DeAndre Jordan a joy to behold, except at the foul line
Sure, I teased him.
Gave the super crummy free-throw shooter the whole Page 2 treatment. It was his time.
I know. He’s still so raw, so young and I ordinarily wouldn’t waste time on someone who owns only one car.
But DeAndre Jordan has had time to settle in, showing enough that the Golden State Warriors tried to swipe him from the Clippers, showing enough that Donald Sterling paid more than $40 million to hang onto him.
Now his name is on the All-Star ballot along with Chris Paul, Chauncey Billups and Blake Griffin, thereby recognizing him as a potential force in the NBA.
“The thing about potential,” Jordan says, “it means you haven’t done anything yet.”
Love the guy, and we were just getting started. What a fantastic discovery. He’s sitting here smiling with the ease of someone who apparently is very comfortable just being a fun-loving DeAndre Jordan even though everyone knows he’s a super crummy free-throw shooter.
Throw some more junk his way.
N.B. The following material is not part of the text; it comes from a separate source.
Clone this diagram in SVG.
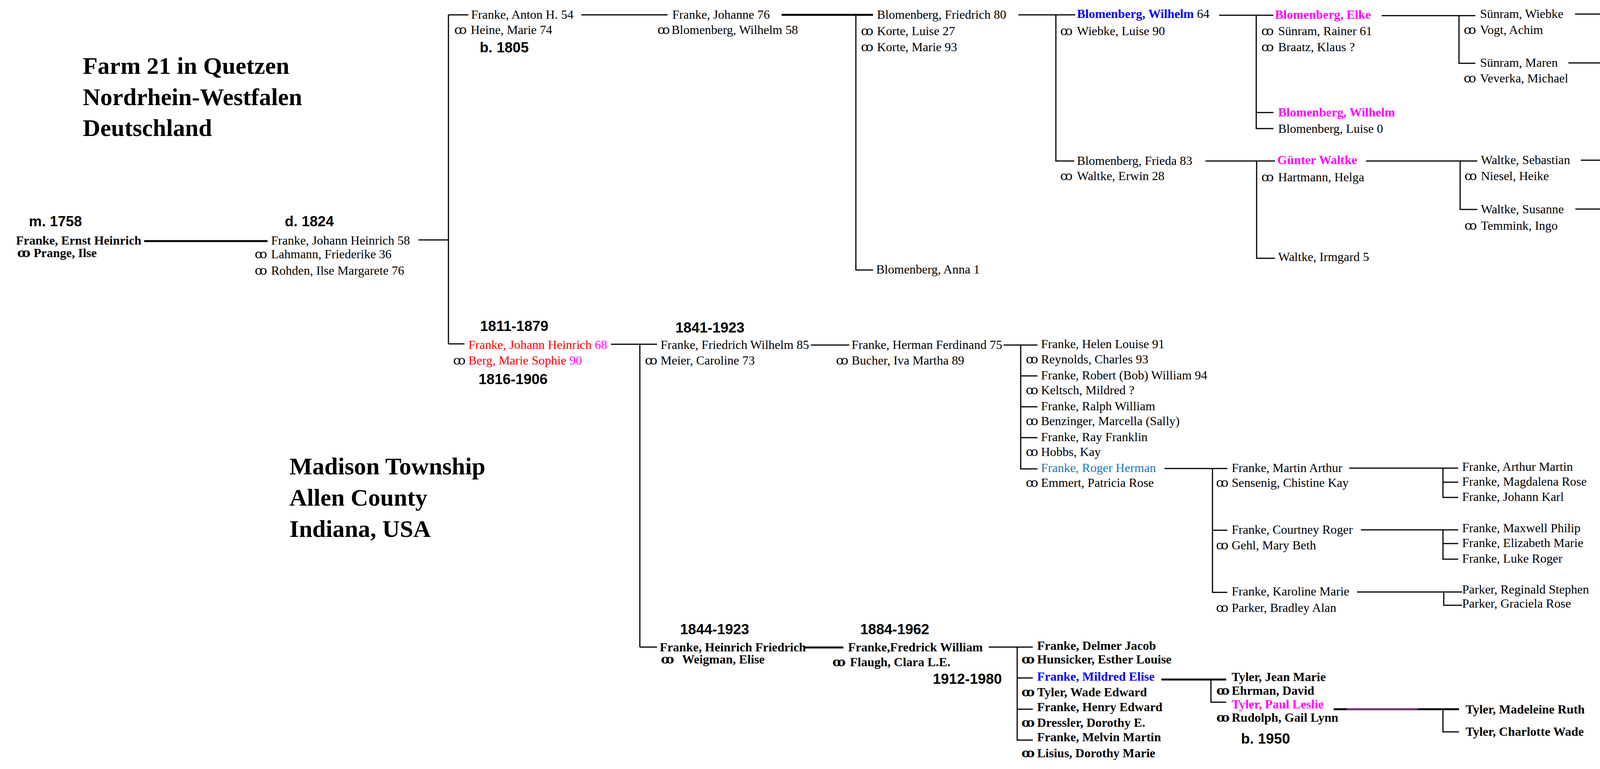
<svg xmlns="http://www.w3.org/2000/svg" width="4628" height="1968" viewBox="0 0 4628 1968">
<style>
text{font-family:"Liberation Serif","DejaVu Serif",serif;font-size:32px;fill:#000}
.b{font-weight:bold}
.y{font-family:"Liberation Sans","DejaVu Sans",sans-serif;font-weight:bold;font-size:37px}
.h{font-weight:bold;font-size:62px}
.blue{fill:#0000ff}.mag{fill:#ff00ff}.red{fill:#ff0000}.sky{fill:#1b75bc}
.c line,.c path{stroke:#000;stroke-width:3;fill:none}
.c .k{stroke-width:5}
</style>
<rect width="4628" height="1968" fill="#fff"/>
<g id="titles">
<text class="h" x="212" y="189">Farm 21 in Quetzen</text>
<text class="h" x="212" y="269">Nordrhein-Westfalen</text>
<text class="h" x="212" y="348">Deutschland</text>
<text class="h" x="741" y="1214">Madison Township</text>
<text class="h" x="741" y="1294">Allen County</text>
<text class="h" x="741" y="1374">Indiana, USA</text>
</g>
<g class="c" id="connectors">
<line class="k" x1="369" y1="617" x2="685" y2="617"/>
<line x1="1071" y1="614" x2="1148" y2="614"/>
<line x1="1148" y1="38" x2="1148" y2="880"/>
<line x1="1148" y1="38" x2="1199" y2="38"/>
<line x1="1148" y1="880" x2="1189" y2="880"/>
<line x1="1488" y1="38" x2="1709" y2="38"/>
<line class="k" x1="2001" y1="38" x2="2235" y2="38"/>
<path d="M2191 38V691H2235"/>
<line x1="2607" y1="38" x2="2753" y2="38"/>
<path d="M2703 38V412H2750"/>
<line x1="3121" y1="39" x2="3260" y2="39"/>
<path d="M3216 39V329H3260M3216 288H3260"/>
<line x1="3537" y1="40" x2="3777" y2="40"/>
<path d="M3735 40V162H3777"/>
<line x1="4032" y1="36" x2="4292" y2="36"/>
<path d="M4251 36V77H4292"/>
<line x1="4015" y1="161" x2="4304" y2="161"/>
<path d="M4251 161V201H4304"/>
<line x1="3086" y1="412" x2="3264" y2="412"/>
<path d="M3217 412V661H3264"/>
<line x1="3497" y1="412" x2="3782" y2="412"/>
<path d="M3738 412V536H3782"/>
<line x1="4047" y1="410" x2="4298" y2="410"/>
<line x1="4033" y1="535" x2="4296" y2="535"/>
<path d="M4254 535V576H4296"/>
<line x1="1564" y1="881" x2="1682" y2="881"/>
<line x1="1638" y1="881" x2="1638" y2="1656"/>
<line x1="1638" y1="1656" x2="1682" y2="1656"/>
<line x1="2076" y1="883" x2="2174" y2="883"/>
<line x1="2569" y1="883" x2="2656" y2="883"/>
<path d="M2613 883V1200H2656M2613 962H2656M2613 1041H2656M2613 1120H2656"/>
<line x1="2981" y1="1199" x2="3142" y2="1199"/>
<path d="M3104 1199V1516H3142M3104 1357H3142"/>
<line x1="3454" y1="1198" x2="3733" y2="1198"/>
<path d="M3694 1198V1273H3733M3694 1234H3733"/>
<line x1="3484" y1="1356" x2="3733" y2="1356"/>
<path d="M3694 1356V1431H3733M3694 1391H3733"/>
<line x1="3474" y1="1515" x2="3743" y2="1515"/>
<path d="M3696 1515V1549H3743"/>
<line class="k" x1="2061" y1="1657" x2="2159" y2="1657"/>
<line x1="2531" y1="1656" x2="2644" y2="1656"/>
<path d="M2604 1656V1894H2644M2604 1735H2644M2604 1815H2644"/>
<line class="k" x1="2973" y1="1739" x2="3139" y2="1739"/>
<path d="M3100 1739V1797H3139"/>
<line class="k" x1="3414" y1="1815" x2="3735" y2="1815"/>
<line x1="3448" y1="1815" x2="3630" y2="1815" style="stroke:#7a3d7a;stroke-width:5"/>
<path d="M3694 1815V1873H3735"/>
</g>
<g id="n-ernst">
<text class="y" x="74" y="579">m. 1758</text>
<text class="b" x="41" y="626">Franke, Ernst Heinrich</text>
<text class="b" x="44" y="658">ꝏ Prange, Ilse</text>
</g>
<g id="n-johann1">
<text class="y" x="729" y="579">d. 1824</text>
<text x="694" y="626">Franke, Johann Heinrich 58</text>
<text x="652" y="661">ꝏ</text><text x="694" y="661">Lahmann, Friederike  36</text>
<text x="652" y="703">ꝏ</text><text x="694" y="703">Rohden, Ilse Margarete  76</text>
</g>
<g id="n-anton">
<text x="1206" y="48">Franke, Anton H. 54</text>
<text x="1163" y="87">ꝏ</text><text x="1205" y="87">Heine, Marie  74</text>
<text class="y" x="1228" y="134">b. 1805</text>
</g>
<g id="n-johanne">
<text x="1721" y="48">Franke, Johanne 76</text>
<text x="1683" y="87">ꝏ</text><text x="1719" y="87">Blomenberg, Wilhelm  58</text>
</g>
<g id="n-friedrich">
<text x="2245" y="48">Blomenberg, Friedrich 80</text>
<text x="2204" y="90">ꝏ</text><text x="2245" y="90">Korte, Luise  27</text>
<text x="2204" y="131">ꝏ</text><text x="2245" y="131">Korte, Marie 93</text>
</g>
<g id="n-anna"><text x="2243" y="700">Blomenberg, Anna 1</text></g>
<g id="n-wilhelm">
<text x="2757" y="46"><tspan class="blue b">Blomenberg, Wilhelm</tspan> 64</text>
<text x="2714" y="90">ꝏ</text><text x="2757" y="90">Wiebke, Luise 90</text>
</g>
<g id="n-frieda">
<text x="2757" y="422">Blomenberg, Frieda 83</text>
<text x="2714" y="461">ꝏ</text><text x="2757" y="461">Waltke, Erwin  28</text>
</g>
<g id="n-elke">
<text class="mag b" x="3264" y="48">Blomenberg, Elke</text>
<text x="3229" y="90">ꝏ</text><text x="3272" y="90">Sünram, Rainer 61</text>
<text x="3229" y="131">ꝏ</text><text x="3272" y="131">Braatz, Klaus ?</text>
</g>
<g id="n-wilhelm2"><text class="mag b" x="3272" y="298">Blomenberg, Wilhelm</text></g>
<g id="n-luise"><text x="3272" y="340">Blomenberg, Luise 0</text></g>
<g id="n-wiebke">
<text x="3789" y="46">Sünram, Wiebke</text>
<text x="3747" y="87">ꝏ</text><text x="3789" y="87">Vogt, Achim</text>
</g>
<g id="n-nora"><text x="4306" y="44">Sünram, Nora</text></g>
<g id="n-rieke"><text x="4306" y="85">Sünram, Rieke</text></g>
<g id="n-maren">
<text x="3789" y="171">Sünram, Maren</text>
<text x="3747" y="211">ꝏ</text><text x="3789" y="211">Veverka, Michael</text>
</g>
<g id="n-merten"><text x="4307" y="170">Veverka, Merten</text></g>
<g id="n-jonna"><text x="4307" y="209">Veverka, Jonna</text></g>
<g id="n-guenter">
<text class="mag b" x="3270" y="420">Günter Waltke</text>
<text x="3229" y="464">ꝏ</text><text x="3272" y="464">Hartmann, Helga</text>
</g>
<g id="n-irmgard"><text x="3272" y="668">Waltke, Irmgard  5</text></g>
<g id="n-sebastian">
<text x="3791" y="420">Waltke, Sebastian</text>
<text x="3749" y="461">ꝏ</text><text x="3791" y="461">Niesel, Heike</text>
</g>
<g id="n-elisa"><text x="4307" y="418">Waltke, Elisa</text></g>
<g id="n-susanne">
<text x="3791" y="546">Waltke, Susanne</text>
<text x="3749" y="588">ꝏ</text><text x="3791" y="588">Temmink, Ingo</text>
</g>
<g id="n-jan"><text x="4309" y="544">Temmink, Jan</text></g>
<g id="n-silas"><text x="4309" y="584">Temmink, Silas</text></g>
<g id="n-johann2">
<text class="y" x="1229" y="847">1811-1879</text>
<text x="1199" y="893"><tspan class="red">Franke, Johann Heinrich</tspan> <tspan class="mag">68</tspan></text>
<text x="1160" y="933">ꝏ</text><text x="1199" y="933"><tspan class="red">Berg, Marie Sophie</tspan> <tspan class="mag">90</tspan></text>
<text class="y" x="1225" y="983">1816-1906</text>
</g>
<g id="n-fw">
<text class="y" x="1729" y="851">1841-1923</text>
<text x="1691" y="893">Franke, Friedrich Wilhelm 85</text>
<text x="1651" y="933">ꝏ</text><text x="1691" y="933">Meier, Caroline 73</text>
</g>
<g id="n-herman">
<text x="2180" y="893">Franke, Herman Ferdinand 75</text>
<text x="2140" y="933">ꝏ</text><text x="2180" y="933">Bucher, Iva Martha 89</text>
</g>
<g id="n-children">
<text x="2665" y="891">Franke, Helen Louise 91</text>
<text x="2626" y="930">ꝏ</text><text x="2665" y="930">Reynolds, Charles 93</text>
<text x="2665" y="971">Franke, Robert (Bob) William 94</text>
<text x="2626" y="1009">ꝏ</text><text x="2665" y="1009">Keltsch, Mildred  ?</text>
<text x="2665" y="1050">Franke, Ralph William</text>
<text x="2626" y="1088">ꝏ</text><text x="2665" y="1088">Benzinger, Marcella (Sally)</text>
<text x="2665" y="1129">Franke, Ray Franklin</text>
<text x="2626" y="1167">ꝏ</text><text x="2665" y="1167">Hobbs, Kay</text>
</g>
<g id="n-roger">
<text class="sky" x="2665" y="1208">Franke, Roger Herman</text>
<text x="2626" y="1246">ꝏ</text><text x="2665" y="1246">Emmert, Patricia Rose</text>
</g>
<g id="n-martin">
<text x="3153" y="1208">Franke, Martin Arthur</text>
<text x="3113" y="1246">ꝏ</text><text x="3153" y="1246">Sensenig, Chistine Kay</text>
</g>
<g id="n-g1">
<text x="3743" y="1205">Franke, Arthur Martin</text>
<text x="3743" y="1243">Franke, Magdalena Rose</text>
<text x="3743" y="1282">Franke, Johann Karl</text>
</g>
<g id="n-courtney">
<text x="3153" y="1366">Franke, Courtney Roger</text>
<text x="3113" y="1406">ꝏ</text><text x="3153" y="1406">Gehl, Mary Beth</text>
</g>
<g id="n-g2">
<text x="3743" y="1362">Franke, Maxwell Philip</text>
<text x="3743" y="1400">Franke, Elizabeth Marie</text>
<text x="3743" y="1440">Franke, Luke Roger</text>
</g>
<g id="n-karoline">
<text x="3153" y="1524">Franke, Karoline Marie</text>
<text x="3113" y="1566">ꝏ</text><text x="3153" y="1566">Parker, Bradley Alan</text>
</g>
<g id="n-g3">
<text x="3743" y="1519">Parker, Reginald Stephen</text>
<text x="3743" y="1555">Parker, Graciela Rose</text>
</g>
<g id="n-hf">
<text class="y" x="1741" y="1623">1844-1923</text>
<text class="b" x="1689" y="1667">Franke, Heinrich Friedrich</text>
<text class="b" x="1692" y="1698">ꝏ</text><text class="b" x="1746" y="1698">Weigman, Elise</text>
</g>
<g id="n-fredrick">
<text class="y" x="2202" y="1623">1884-1962</text>
<text class="b" x="2171" y="1667">Franke,Fredrick William</text>
<text class="b" x="2131" y="1705">ꝏ</text><text class="b" x="2176" y="1705">Flaugh, Clara L.E.</text>
<text class="y" x="2388" y="1750">1912-1980</text>
</g>
<g id="n-children2">
<text class="b" x="2655" y="1663">Franke, Delmer Jacob</text>
<text class="b" x="2615" y="1698">ꝏ</text><text class="b" x="2655" y="1698">Hunsicker, Esther Louise</text>
<text class="b blue" x="2655" y="1742">Franke, Mildred Elise</text>
<text class="b" x="2615" y="1782">ꝏ</text><text class="b" x="2655" y="1782">Tyler, Wade Edward</text>
<text class="b" x="2655" y="1820">Franke, Henry Edward</text>
<text class="b" x="2615" y="1860">ꝏ</text><text class="b" x="2655" y="1860">Dressler, Dorothy E.</text>
<text class="b" x="2655" y="1897">Franke, Melvin Martin</text>
<text class="b" x="2615" y="1938">ꝏ</text><text class="b" x="2655" y="1938">Lisius, Dorothy Marie</text>
</g>
<g id="n-tyler">
<text class="b" x="3153" y="1743">Tyler, Jean Marie</text>
<text class="b" x="3114" y="1778">ꝏ</text><text class="b" x="3153" y="1778">Ehrman, David</text>
<text class="b mag" x="3153" y="1813">Tyler, Paul Leslie</text>
<text class="b" x="3114" y="1847">ꝏ</text><text class="b" x="3153" y="1847">Rudolph, Gail Lynn</text>
<text class="y" x="3177" y="1903">b. 1950</text>
</g>
<g id="n-g4">
<text class="b" x="3752" y="1826">Tyler, Madeleine Ruth</text>
<text class="b" x="3752" y="1883">Tyler, Charlotte Wade</text>
</g>
</svg>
Tell him that a giant of a man like himself who is capable of jumping over Blake Griffin and a small car as well should be averaging more than seven rebounds a game and he says, “I should have more.”
How do you follow that up?
Tell him it’s ridiculous to have someone standing so near the basket as he does and averaging only four shots a game.
“We have a lot of scorers on our team,” he begins, his primary job setting screens to free up everyone else.
“I don’t want to hear it,” I tell him. “I want two more shots a game.”
“That’s what I’m going to do then,” he says.
“I figure you’ll make one of them.”
“I believe I will too,” he says with a grin, and as much time as there is spent here on athletes who don’t get it, there really are those who are a pure joy.
He begins Saturday’s game with Milwaukee taking the Clippers’ first shot. He misses. I didn’t say he was supposed to go Kobe on everyone overnight.
The kid is all arms, legs and energy, and he has everything it takes to annually become a candidate for defensive player of the year. Yet there’s nothing defensive about him, seemingly unaffected by his good fortune. Now if he could only roll to the basket so smoothly and score some more.
When it’s suggested he appears lost on the court at times and out of control as one might be jumping from one trampoline to another, he nods.
“I have to do a better job of not taking myself out of position,” he says. “Don’t want to put it on my teammates.”
Instead of biting back and making sure it’s known he leads the league in blocks a game, he says he needs to do a better job of blocking the ball and keeping it inbounds.
The Clippers are last in the league in rebounding, so consider their future if their top leaper really does progress.
Of course, that’s what some were saying when Jordan went to Texas A&M, his development stalling, a potential lottery pick falling to the Clippers in the second round.
But who cares? Now the world is his for the taking, with a little help from Paul, Griffin and Billups, who specialize in making others look better.
“How lucky am I?” he says.
As solid as Jordan comes across, we’ll have to watch to see where he parks his car down the road. But right now it seems as if someone has done a good job raising the young man.
“I owe a lot to my mom and grandmother,” he says, a tattoo on one shoulder a tribute to his grandmother who advised him how to handle frustration. He has the name of his mother and three brothers on his other shoulder.
I’m sure there’s room somewhere for a tattoo if someone can help him with his free throws.
My suggestion: Stop taking a huge sigh at the line as if getting ready to jump off a 30-story building.
“I’m trying to calm my nerves,” he says.
“It’s a free throw; nothing more monumental than that.”
“If I just went up there quickly and shot,” he says, “the photographers under the basket would be catching it.”
He missed his first free throw against Milwaukee, hit his second and let’s just say that improves his season average.
“There have been times when I’ve been in a slump; well, I’ve always been in a slump,” he says. That’s not a surprising bit of self-deprecating humor given that his best friend on the team is Griffin.
“I’ve had all kinds of people help me, but when I go up there trying to remember like a thousand things, I almost break the backboard.”
It’s painful to watch, everyone in the building probably feeling the embarrassment that Jordan surely must feel.
“I’ve been embarrassed in the past,” he admits. “I’d get fouled and think, darn, I don’t want to airball this. So I focused on at least trying to hit the rim.”
I’m guessing that’s what Ron World Peace is doing these days every time he shoots from the outside.
He’s better now after a talk with himself earlier this season changed his approach. “Now I look forward to going to the line,” he says, although he still looks like someone not sure whether the bungee cord is going to hold.
“Hey, I know I’m not going to be a 20-point guy with the team we have,” Jordan says as he looks ahead. “But I’d like to show people that I can shoot the ball.”
What a great idea for a Clippers promotion: Helmet night, so Jordan shoots without concern and no one in the crowd gets hurt.